N-terminal acetylation is one of the most common protein modifications, occurring on approximately 80-90% of mammalian proteins. This modification is generally thought to affect protein localization, stability, and binding affinity. The addition of an acetyl group to the initiation methionine of translating proteins is catalyzed by distinct N-terminal acetyltransferases (NATs). NatA, NatB, and NatC are the three major enzymatic complexes responsible for this co-translational modification in C. elegans. Several studies have shown that NATs play multiple roles in lifespan regulation, meiosis, and metabolism.
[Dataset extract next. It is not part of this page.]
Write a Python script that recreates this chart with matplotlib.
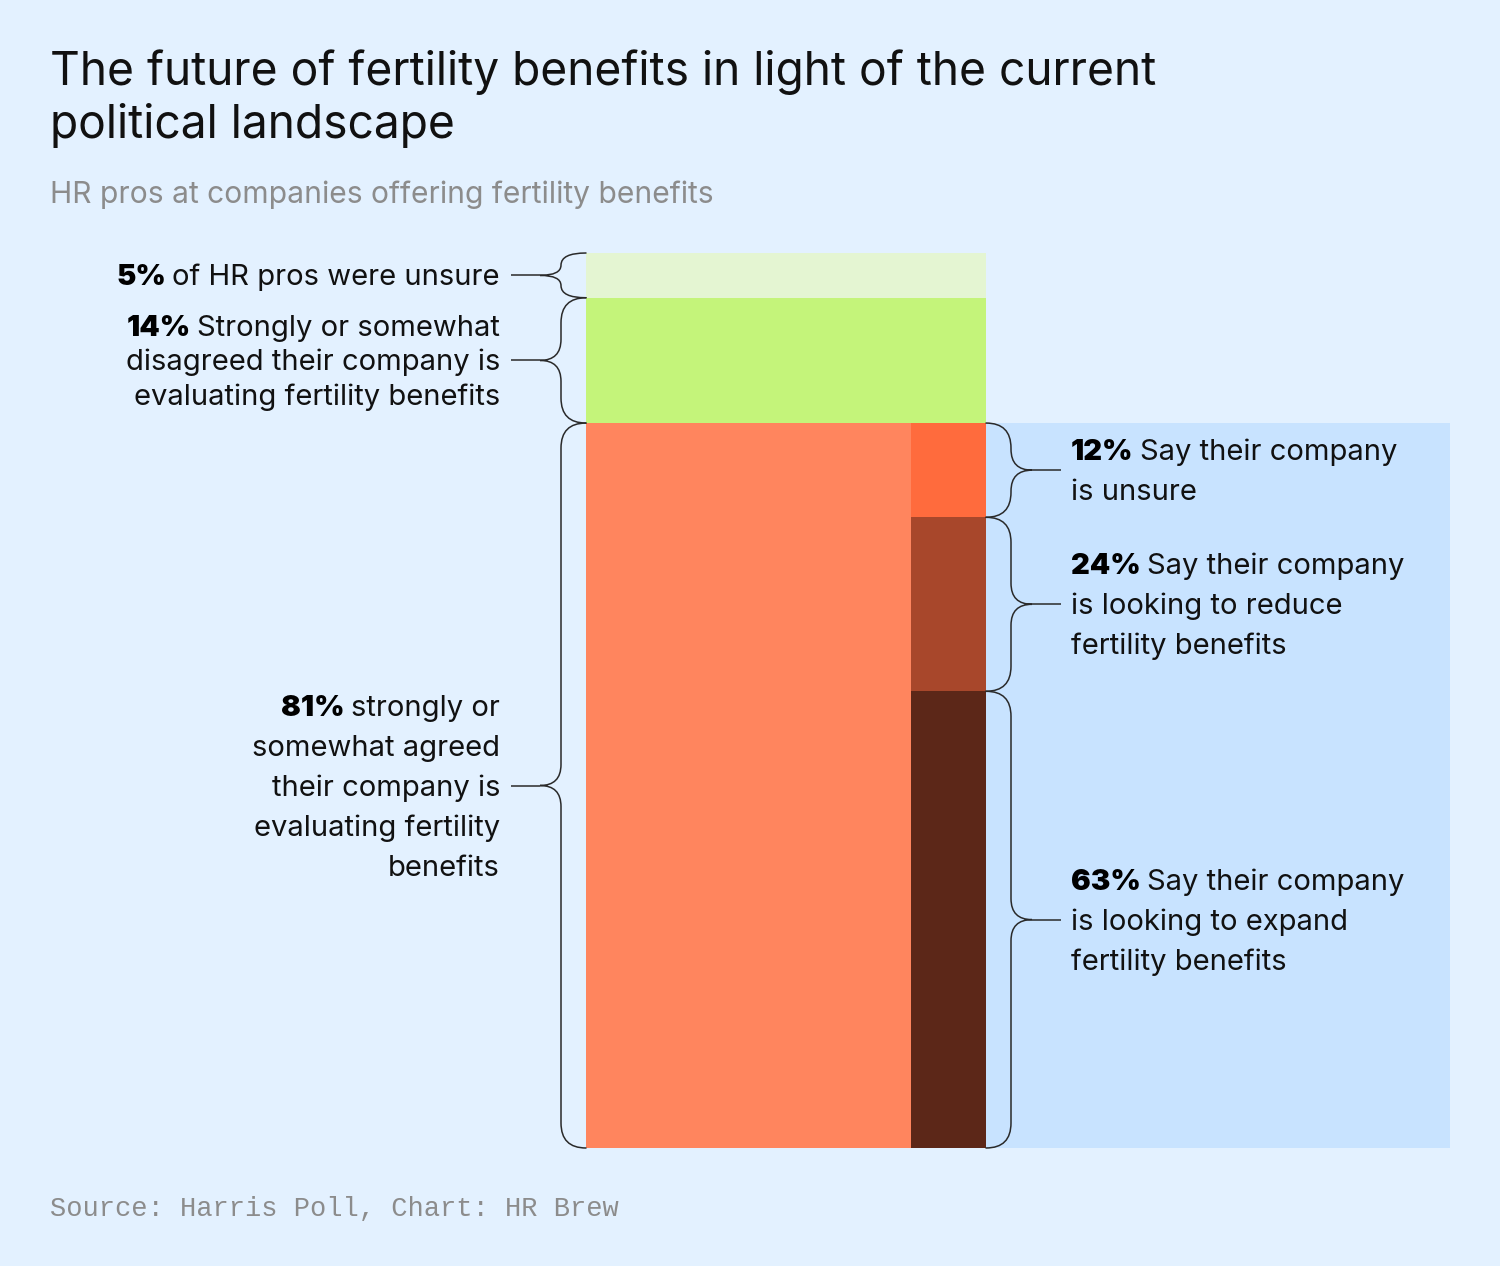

Here, we report that NatC functions in larval development regulated by the NIPI-3 Tribbles pseudokinase. We previously reported that genetic null mutations of
nipi-3 cause larval development to be arrested in L2/L3 stage and that loss of function of the bZip transcription factor,
cebp-1, and the downstream PMK-1/p38 MAPK pathway fully suppresses the larval lethality of
nipi-3(null)1. We designed a highly efficient scheme to select for suppressor mutations of
nipi-3(null) and isolated many new suppressor alleles. Among them, we have identified a missense mutation within the catalytic domain of
natc-2. We further verified that genetic null mutations of
natc-2 also suppress
nipi-3(null). Additionally, we found that a null mutation of
natc-1, the other catalytic subunit of NatC, also suppresses
nipi-3(null) larval lethality. These results suggest that the activity of the NatC complex is necessary for its interaction with NIPI-3. The substrate of this N-terminal acetylation is unknown. We hypothesize that the co-translational modification occurs to activate one of the genes in the previously described
nipi-3 development pathway1. Additionally, we are characterizing a novel mutant,
ju1541, that does not affect any of the genes previously identified as acting downstream of NIPI-31. Based on whole genome sequencing and SNP mapping of
ju1541 we have identified several candidates and will present the progress to determine the gene affected by this mutation. 1. Kim, K. W., Thakur, N., Piggott, C. A., Omi, S., Polanowska, J., Jin, Y., & Pujol, N. (2016). Coordinated inhibition of C/EBP by Tribbles in multiple tissues is essential for Caenorhabditis elegans development. BMC biology, 14(1), 104.